In: Accounting
Why do you think corporate CEOs and upper management negligently or fraudulently provided information to investors? Do you believe that corporate CEOs and upper management have been pressured to provide false or misleading information because their success is measured on how well their able to maximize shareholders wealth and increase profitability? How can the SEC prevent or deter this behavior?
CEOs and upper management negligiently or fradulently provide information to investors to induce investors to make purchase or sale decisions on the basis of false information, frequently resulting in losses, in violation of securities laws. This is also called as Stock fraud or Investment fraud. The companies manipulate their accounting practices to paint a good picture of the financials of the company to actually provide higher bonuses for executives or attracting investors. It reflects a financially stronger company by inclusion of fictitious asset costs or artificial revenues. Understated liabilities and expenses are shown through exclusion of costs or financial obligations. Both methods result in increased equity and net worth for the company. This overstatement and/or understatement results in increased earnings per share or increased profit resulting in more stable or strong picture of the company's true situation.

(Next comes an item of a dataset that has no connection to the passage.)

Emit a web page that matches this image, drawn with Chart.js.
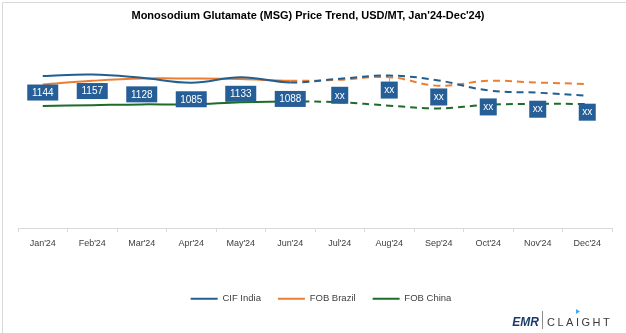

In my opinion , it will be inappropriate to say that CEOs are pressured to provide false or misleading information as they are the only one reaping benefits by showing false information and attracting investments. They are doing this by there own will. Even if they do so to attract investors or to comply with loan regulations or to attract investors we cant say that they are pressured. We can infact say that they put pressure on CFOs to present good picture of the company in many cases. There are three primary reasons why management manipulates financial statements. First, in many cases, the compensation of corporate executives is directly tied to the financial performance of the company. As a result, they have a direct incentive to paint a rosy picture of the company's financial condition in order to meet established performance expectations and bolster their personal compensation.
Second,it is a relatively easy thing to do. The Financial Accounting Standards Board (FASB), which sets the GAAP standards, provides a significant amount of latitude and interpretation in accounting provisions and methods. For better or worse, these GAAP standards afford a significant amount of flexibility, making it feasible for corporate management to paint a particular picture of the financial condition of the company.
Thirdly, it is unlikely that financial manipulation will be detected by investors due to the relationship between the independent auditor and the corporate client.As a result, the auditors could be tempted to bend the accounting rules to portray the financial condition of the company in a manner that will keep the client happy – and keep its business.
SEC can prevent or deter this behaviour by taking the below mentioned steps:-
1. Investors education: Such practices can't be actually stopped until the investor himself is educated and well aware. SEC should open an online portal and taken some steps to educate the investors and solve there doubts.There are a host of factors that may affect the quality and accuracy of the data at an investor's disposal. As a result, investors must have a working knowledge of financial statement analysis, including a strong command of the use of internal liquidity solvency analysis ratios, external liquidity marketability analysis ratios, growth, and corporate profitability ratios, financial risk ratios and business risk ratios. Investors should also have a strong understanding of how to use market multiple analysis, including the use of price/earnings ratios, price/book value ratios, price/sales ratios and price/cash flow ratios in order to gauge the reasonableness of the financial data.
2. Imposing heavy penalties to curb such practices on whomsoever found indulged directl or indirectly including auditors if they provide unqualified opinion even if the Financial statements are materially misstated.